Plenty of business owners are proud that they have not raised their prices in years. They see it as loyalty, as a promise to their customers, as proof they are not greedy. It feels like the honorable thing to do, and customers rarely complain about a price that never moves. The problem is that holding your prices flat is not neutral. It is a slow decision to earn less every year while your costs climb, and most owners do not feel the full weight of it until the business is already strained. This matters most for people who did not grow up around business, who are building something without a family safety net and cannot afford a slow leak they never noticed.
Start with the simplest force working against you, which is that everything you buy gets more expensive over time. Your supplies cost more. Your rent goes up. The people who work for you need raises to keep up with their own rising bills. Your software subscriptions creep upward every renewal. If your prices stay exactly the same while all of those numbers rise, your profit on every sale shrinks quietly and steadily. You are doing the same amount of work for less real money each year, and because it happens in small increments, you can go a long time without realizing how much margin you have given away.

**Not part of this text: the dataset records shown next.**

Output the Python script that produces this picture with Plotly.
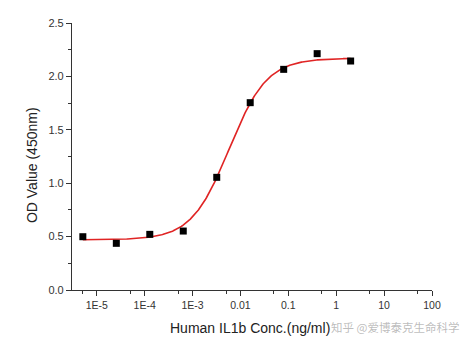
import numpy as np
import plotly.graph_objects as go

# Data (5-fold serial dilutions)
conc = [5.12e-6, 2.56e-5, 1.28e-4, 6.4e-4, 3.2e-3, 0.016, 0.08, 0.4, 2.0]
od = [0.499, 0.437, 0.521, 0.552, 1.055, 1.754, 2.066, 2.213, 2.144]

# Four-parameter logistic fit parameters (estimated from the drawn curve)
fit_bottom = 0.47
fit_top = 2.17
fit_ec50 = 0.0058
fit_hill = 1.1

x_tickvals = [1e-5, 1e-4, 1e-3, 1e-2, 1e-1, 1, 10, 100]
x_ticktext = ["1E-5", "1E-4", "1E-3", "0.01", "0.1", "1", "10", "100"]
x_minor = [5e-6, 5e-5, 5e-4, 5e-3, 5e-2, 0.5, 5, 50]
y_tickvals = [0.0, 0.5, 1.0, 1.5, 2.0, 2.5]
y_ticktext = ["0.0", "0.5", "1.0", "1.5", "2.0", "2.5"]

xc = np.logspace(np.log10(conc[0]), np.log10(conc[-1]), 300)
yc = fit_top + (fit_bottom - fit_top) / (1 + (xc / fit_ec50) ** fit_hill)

fig = go.Figure()
fig.add_trace(go.Scatter(x=xc, y=yc, mode="lines",
                         line=dict(color="#e02424", width=1.6),
                         hoverinfo="skip", showlegend=False))
fig.add_trace(go.Scatter(x=conc, y=od, mode="markers",
                         marker=dict(symbol="square", size=7, color="black"),
                         showlegend=False))

axis_color = "#333333"
fig.update_xaxes(type="log", range=[np.log10(3.04e-6), 2],
                 tickvals=x_tickvals, ticktext=x_ticktext,
                 showline=True, linecolor=axis_color, linewidth=1.2,
                 ticks="outside", ticklen=5, tickcolor=axis_color, tickwidth=1.2,
                 showgrid=False, zeroline=False,
                 tickfont=dict(family="Liberation Sans, Arial", size=10.5, color="#333333"),
                 minor=dict(tickvals=x_minor, ticks="outside", ticklen=3,
                            tickcolor=axis_color, tickwidth=1, showgrid=False))
fig.update_yaxes(range=[0, 2.5], tickvals=y_tickvals, ticktext=y_ticktext,
                 showline=True, linecolor=axis_color, linewidth=1.2,
                 ticks="outside", ticklen=5, tickcolor=axis_color, tickwidth=1.2,
                 showgrid=False, zeroline=False,
                 tickfont=dict(family="Liberation Sans, Arial", size=11, color="#333333"),
                 minor=dict(dtick=0.25, ticks="outside", ticklen=3,
                            tickcolor=axis_color, tickwidth=1, showgrid=False))

fig.add_annotation(text="OD Value (450nm)", xref="paper", yref="paper",
                   x=-0.111, y=0.468, xanchor="center", yanchor="middle",
                   textangle=-90, showarrow=False,
                   font=dict(family="Liberation Sans, Arial", size=14, color="#222222"))
fig.add_annotation(text="Human IL1b Conc.(ng/ml)", xref="paper", yref="paper",
                   x=0.495, y=-0.142, xanchor="center", yanchor="middle",
                   showarrow=False,
                   font=dict(family="Liberation Sans, Arial", size=14, color="#222222"))
fig.add_annotation(text="知乎 @爱博泰克生命科学", xref="paper", yref="paper",
                   x=1.0806, y=-0.139, xanchor="right", yanchor="middle",
                   showarrow=False,
                   font=dict(family="Noto Sans CJK SC", size=11.5, color="rgba(160,160,160,0.7)"))

fig.update_layout(width=468, height=348,
                  margin=dict(l=72, r=36, t=23, b=58),
                  plot_bgcolor="white", paper_bgcolor="white")

fig.write_html("out.html")
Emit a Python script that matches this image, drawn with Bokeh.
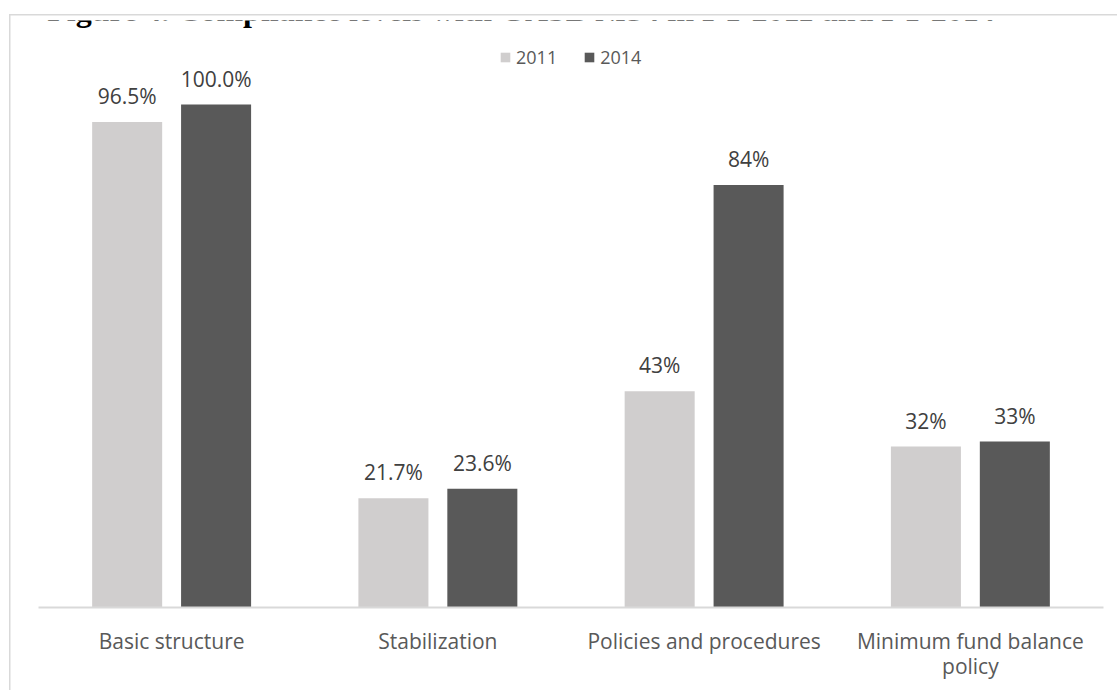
from bokeh.plotting import figure
from bokeh.models import ColumnDataSource, Range1d, FactorRange, Label
from bokeh.transform import dodge
from bokeh.core.properties import value
from bokeh.embed import file_html
from bokeh.resources import INLINE

# ---- data ----
categories = ["Basic structure", "Stabilization", "Policies and procedures",
              "Minimum fund balance\npolicy"]
values_2011 = [0.965, 0.217, 0.43, 0.32]
values_2014 = [1.0, 0.236, 0.84, 0.33]
labels_2011 = ["96.5%", "21.7%", "43%", "32%"]
labels_2014 = ["100.0%", "23.6%", "84%", "33%"]
series_names = ["2011", "2014"]
title_text = "Figure 4. Compliance levels with GASB \u211654 in FY 2011 and FY 2014"

src = ColumnDataSource(dict(cat=categories, v11=values_2011, v14=values_2014,
                            l11=labels_2011, l14=labels_2014))

W, H = 1117, 690
FONT = "Open Sans"
C11 = "#D0CECE"
C14 = "#595959"
BORDER = "#D9D9D9"

p = figure(width=W, height=H, output_backend="svg", toolbar_location=None,
           x_range=FactorRange(*categories, range_padding=0),
           y_range=Range1d(0, 1.167),
           min_border_left=38, min_border_right=14, min_border_top=20, min_border_bottom=83)
p.margin = (0, 0, 0, 0)
p.outline_line_color = None
p.background_fill_alpha = 0
p.border_fill_alpha = 0
# chart-area border (only its top and left edges are in view in the reference)
p.styles = {
    "background": (f"linear-gradient({BORDER},{BORDER}) 9px 14px / 1.5px 2000px no-repeat, "
                   f"linear-gradient({BORDER},{BORDER}) 9px 14px / 2000px 1.5px no-repeat, white")
}
p.xgrid.visible = False
p.ygrid.visible = False
p.yaxis.visible = False

off = 0.167
bw = 0.263
p.vbar(x=dodge("cat", -off, range=p.x_range), top="v11", width=bw, source=src,
       fill_color=C11, line_color=None, legend_label=series_names[0])
p.vbar(x=dodge("cat", off, range=p.x_range), top="v14", width=bw, source=src,
       fill_color=C14, line_color=None, legend_label=series_names[1])

for col, lab, o in (("v11", "l11", -off), ("v14", "l14", off)):
    p.text(x=dodge("cat", o, range=p.x_range), y=col, text=lab, source=src,
           text_align="center", text_baseline="alphabetic", y_offset=-26,
           text_font=value(FONT), text_font_size="21px", text_color="#404040")

ax = p.xaxis[0]
ax.axis_line_color = BORDER
ax.axis_line_width = 2
ax.major_tick_line_color = None
ax.minor_tick_line_color = None
ax.major_label_text_font = FONT
ax.major_label_text_font_size = "21px"
ax.major_label_text_color = "#595959"
ax.major_label_text_line_height = 0.9
ax.major_label_standoff = 13

lg = p.legend[0]
lg.orientation = "horizontal"
lg.location = (461, 538)
lg.margin = 0
lg.padding = 0
lg.spacing = 26
lg.glyph_width = 12
lg.glyph_height = 12
lg.label_standoff = 5
lg.label_height = 20
lg.label_text_font = FONT
lg.label_text_font_size = "18px"
lg.label_text_color = "#595959"
lg.border_line_color = None
lg.background_fill_alpha = 0

p.add_layout(Label(x=0.033, y=1.187, text=title_text, text_font="Liberation Serif",
                   text_font_style="bold", text_font_size="32px", text_color="black",
                   text_baseline="alphabetic"))

open("out.html", "w").write(file_html(p, INLINE))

The second cost is what your prices tell people about your value. Price is a signal, whether you want it to be or not. When your prices sit far below everyone else in your market, some customers do not read that as a great deal. They read it as a sign that you are less experienced, less established, or less confident in what you offer. You can be the best option available and still lose work because your low price made a buyer question your quality. Meanwhile, the competitors charging more are not just earning more per job. They are being taken more seriously, and that reputation compounds.
The third cost is the one that burns people out. When your prices are too low, you have to do more volume to make the same money, which means more clients, more jobs, more hours, and more stress to hit the same total. You end up overworked and underpaid, running faster just to stay in the same place. That pace is not sustainable, and it is one of the main reasons capable people quit businesses that were actually working. They did not fail because the idea was bad. They failed because they priced themselves into a trap where the only way to earn enough was to grind themselves down.
There is also a trap hidden inside your existing customers. The longer you go without raising prices, the more attached everyone gets to the old number, including you. A small, normal increase starts to feel like a betrayal, so you keep putting it off, and the gap between what you charge and what you should charge grows wider every year. Eventually the correction you need is so large that it feels impossible to make without shocking people. Owners who never adjust often wait until they are desperate, then try to raise prices sharply all at once, which is exactly the situation that actually does drive customers away.
The way through is to treat pricing as regular maintenance, not a dramatic event. Small, steady adjustments are easier for customers to accept than one big jump after years of nothing. Raise prices in modest steps as your costs rise and your skills improve, and tell customers plainly and ahead of time rather than hiding it. Most people understand that costs go up, because they live it in their own lives. The clients who leave over a fair, reasonable increase were usually the ones taking the most and paying the least anyway, and replacing them with customers who value the work is not a loss.
Never raising your prices does not protect your customers. It slowly starves the business that serves them, and a business running on empty cannot take care of anyone. Charging fairly is not greed. It is what keeps the doors open, keeps the quality high, and keeps you from burning out and disappearing entirely. For anyone building without a cushion to fall back on, that stability is not a luxury. It is the whole point. The kindest thing you can do for the people who count on you is to run a business that can actually last, and that starts with a price that reflects what the work is really worth.